The mooted case, New York State Rifle and Pistol Association v. NYC, was a challenge to NYC’s bizarre travel restrictions for permitted gun owners and the first Second Amendment case the Court had taken in a decade. After the justices agreed to hear the case, New York City and New York state, fearing a decision that would strengthen the Second Amendment, moved quickly to change the law to keep the Court from issuing a decision. This is a form of strategic mooting, because courts generally don’t hear controversies that are no longer “live” because there is no relief a court can give if the law has already been changed. And while strategic mooting is fairly common, it’s an unsavory form of gamesmanship with the Court’s docket.

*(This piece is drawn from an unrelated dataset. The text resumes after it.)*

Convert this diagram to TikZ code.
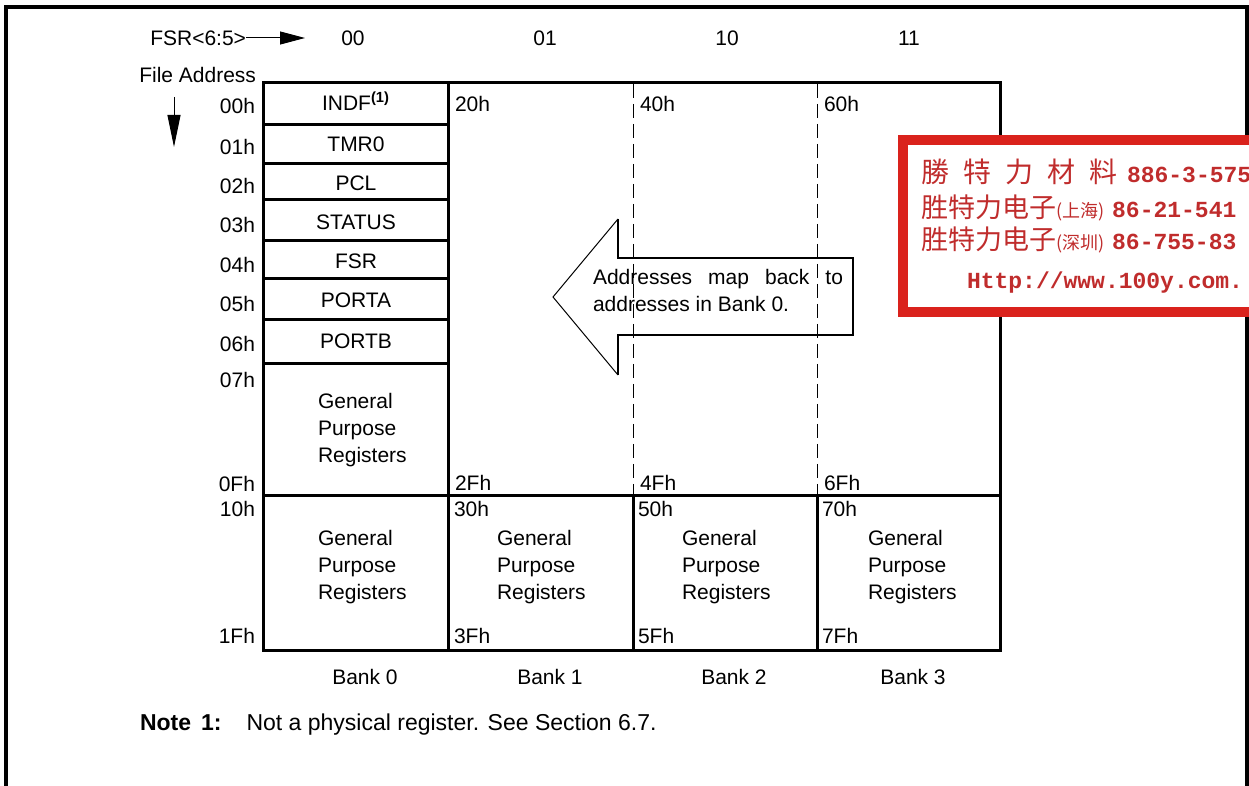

New York City asked that the case be removed from the docket, and Whitehouse, joined by four other senators, wrote an infamous amicus brief urging the Court to dismiss the case. Whitehouse didn’t just confine his arguments to the legal question of mootness. He came within a hair’s breadth of outright accusing the Court’s Republican-appointed justices as being shills for the NRA and the Federalist Society. His shocking brief closed with what many interpreted as a threat to restructure the Court if the justices didn’t go along with his request. “The Supreme Court is not well. And the people know it. Perhaps the Court can heal itself before the public demands it be ‘restructured in order to reduce the influence of politics.’”

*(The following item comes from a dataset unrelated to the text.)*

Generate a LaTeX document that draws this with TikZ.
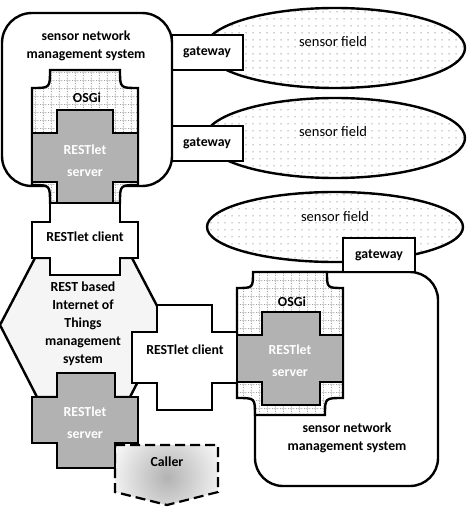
\documentclass[tikz,border=0pt]{standalone}
\usepackage{fontspec}
\setmainfont{Carlito}
\usetikzlibrary{patterns.meta}
\tikzdeclarepattern{
  name=sparsedots,
  type=uncolored,
  bounding box={(0,0) and (6.5pt,6.5pt)},
  tile size={(6.5pt,6.5pt)},
  code={\fill (3.25pt,3.25pt) circle (0.55pt);}
}
\tikzdeclarepattern{
  name=osgigrid,
  type=uncolored,
  bounding box={(0,0) and (8pt,8pt)},
  tile size={(8pt,8pt)},
  code={\draw[line width=0.5pt, dash pattern=on 1pt off 1pt] (0,4pt)--(8pt,4pt) (4pt,0)--(4pt,8pt);}
}
\begin{document}
\begin{tikzpicture}[x=1pt,y=-1pt,
  outline/.style={draw=black, line width=2.4pt},
  whitebox/.style={outline, fill=white},
  field/.style={outline, preaction={fill=white}, pattern=sparsedots, pattern color=black!80},
  osgi/.style={outline, preaction={fill=white}, pattern=osgigrid, pattern color=black!55},
  server/.style={outline, fill=black!30},
  hexa/.style={outline, fill=black!4},
  callerline/.style={draw=black, line width=2.2pt, dash pattern=on 10pt off 5pt},
  lbl/.style={font=\bfseries\fontsize{13.8}{18}\selectfont, align=center, inner sep=0pt},
  flbl/.style={font=\fontsize{14.5}{18}\selectfont, align=center, inner sep=0pt},
  slbl/.style={font=\bfseries\fontsize{13.8}{22}\selectfont, align=center, inner sep=0pt, text=white}
]
\useasboundingbox (0,0) rectangle (474,508);

% sensor fields (top)
\path[field] (335,48) ellipse [x radius=130, y radius=40];
\path[field] (335,138) ellipse [x radius=130, y radius=40];
\node[flbl] (sf1) at (333,42) {sensor field};
\node[flbl] (sf2) at (333,132) {sensor field};

% gateways (top)
\draw[whitebox] (172,35) rectangle (243,70);
\draw[whitebox] (172,126) rectangle (243,161);
\node[lbl] (gw1) at (207,52) {gateway};
\node[lbl] (gw2) at (207,143) {gateway};

% SNMS 1
\draw[whitebox, rounded corners=30pt] (2,13) rectangle (172,186);
\node[lbl] (snms1) at (86,46) {sensor network\\management system};

% OSGi 1
\path[osgi] (50,70) -- (120,70) .. controls (120,88) .. (138,88) -- (138,185)
  .. controls (120,185) .. (120,203) -- (50,203) .. controls (50,185) .. (32,185)
  -- (32,88) .. controls (50,88) .. (50,70) -- cycle;
\node[lbl] (osgi1) at (87,98) {OSGi};

% RESTlet server 1
\draw[server] (57,110) -- (113,110) -- (113,133) -- (138,133) -- (138,182) -- (113,182)
  -- (113,203) -- (57,203) -- (57,182) -- (32,182) -- (32,133) -- (57,133) -- cycle;
\node[slbl] (srv1) at (85,161) {RESTlet\\server};

% hexagon
\draw[hexa] (0,325) -- (35,258) -- (132,258) -- (167,325) -- (130,397) -- (37,397) -- cycle;
\node[lbl] (iot) at (83,324) {REST based\\Internet of\\Things\\management\\system};

% RESTlet client 1
\draw[whitebox] (50,203) -- (120,203) -- (120,222) -- (138,222) -- (138,258) -- (120,258)
  -- (120,275) -- (50,275) -- (50,258) -- (32,258) -- (32,222) -- (50,222) -- cycle;
\node[lbl] (cl1) at (85,237) {RESTlet client};

% Caller
\fill[black!4] (115,445) -- (218,445) -- (218,492) -- (167,505) -- (115,492) -- cycle;
\begin{scope}
  \clip (115,445) -- (218,445) -- (218,492) -- (167,505) -- (115,492) -- cycle;
  \shade[inner color=black!30, outer color=black!4] (167,477) circle (56);
\end{scope}
\draw[callerline] (115,445) -- (218,445) -- (218,492) -- (167,505) -- (115,492) -- cycle;
\node[lbl] (caller) at (167,462) {Caller};

% RESTlet server 3
\draw[server] (57,373) -- (115,373) -- (115,397) -- (138,397) -- (138,443) -- (115,443)
  -- (115,468) -- (57,468) -- (57,443) -- (32,443) -- (32,397) -- (57,397) -- cycle;
\node[slbl] (srv3) at (85,423) {RESTlet\\server};

% sensor field 3 and gateway 3
\path[field] (335,227) ellipse [x radius=128, y radius=35];
\node[flbl] (sf3) at (335,217) {sensor field};
\draw[whitebox, rounded corners=28pt] (255,272) rectangle (438,486);
\draw[whitebox] (343,238) rectangle (415,272);
\node[lbl] (gw3) at (379,255) {gateway};
\node[lbl] (snms2) at (347,438) {sensor network\\management system};

% OSGi 2
\path[osgi] (253,272) -- (327,272) .. controls (327,288) .. (343,288) -- (343,398)
  .. controls (325,398) .. (325,415) -- (255,415) .. controls (255,398) .. (237,398)
  -- (237,288) .. controls (253,288) .. (253,272) -- cycle;
\node[lbl] (osgi2) at (292,302) {OSGi};

% RESTlet server 2
\draw[server] (262,312) -- (320,312) -- (320,335) -- (343,335) -- (343,382) -- (320,382)
  -- (320,405) -- (262,405) -- (262,382) -- (237,382) -- (237,335) -- (262,335) -- cycle;
\node[slbl] (srv2) at (290,361) {RESTlet\\server};

% RESTlet client 2
\draw[whitebox] (157,305) -- (212,305) -- (212,332) -- (237,332) -- (237,383) -- (212,383)
  -- (212,410) -- (157,410) -- (157,383) -- (132,383) -- (132,332) -- (157,332) -- cycle;
\node[lbl] (cl2) at (185,350) {RESTlet client};
\end{tikzpicture}
\end{document}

On Monday, the justices, by a 6-3 vote, dismissed the case as moot. The same day, they added ten held-over Second Amendment petitions to the Court’s calendar. These are petitions that were being held pending the Court’s decision in the New York case. The justices will discuss these petitions Friday, with decisions likely to be released on Monday.
Five of the petitions challenge various states’ “good reason” restrictions on the right to carry a weapon outside the home. Eight states issue carry permits provided that the applicant meets certain objective criteria (e.g. a criminal background check) as well as the vague subjective criterion that the applicant demonstrates a justified need to carry a firearm, often determined by a local sheriff. This has long been thought unconstitutional, and with good reason: No other constitutional right can be conditioned on the subjective determination of a local official. I wouldn’t want a Sheriff Sheldon Whitehouse determining whether I can carry a gun.
Another petition challenges California’s microstamping requirement, which requires new pistols to stamp the casing with an identifiable mark for better tracking. Problem is, no gun manufacturer has figured out how to do this. It’s akin to a law saying people have a right to free speech only if they’ve turned lead into gold.
There are also a couple of petitions challenging so-called “assault weapons” bans and high-capacity magazine restrictions, and a petition challenging the federal ban on interstate firearm sales, which for some reason irrationally applies to handguns but not rifles.
The Court needs to take a Second Amendment case soon, whether it’s one of these cases or another. In the ten years since the Court took a Second Amendment case, the lower courts have floundered to figure out what the decisions in Heller and McDonald mean. The Ninth Circuit has made a habit out of rubber-stamping almost any restriction on firearms. For example, the court upheld California’s ten-day waiting period law as it applied to those who passed the background check in fewer than ten days and were already owners of a firearm or even had a concealed carry permit.
The Seventh Circuit, on the other hand, struck down Chicago’s ban on shooting ranges in the city — correctly reasoning that if the purpose of the Second Amendment is to allow guns for self-defense, then that entails the ability to practice with the gun. In response to the Seventh Circuit’s decision, the city created an elaborate set of regulations for shooting ranges that left only 2.2 percent of the city even theoretically available for shooting ranges. The Seventh Circuit struck those down too.
There’s a wide variance between the circuits where seemingly any gun law is okay and those, like the Seventh, that take the Second Amendment seriously. One of the Court’s most important jobs is to rectify that variance. They’ll soon take a case to do that, and Senator Whitehouse will again be unhappy.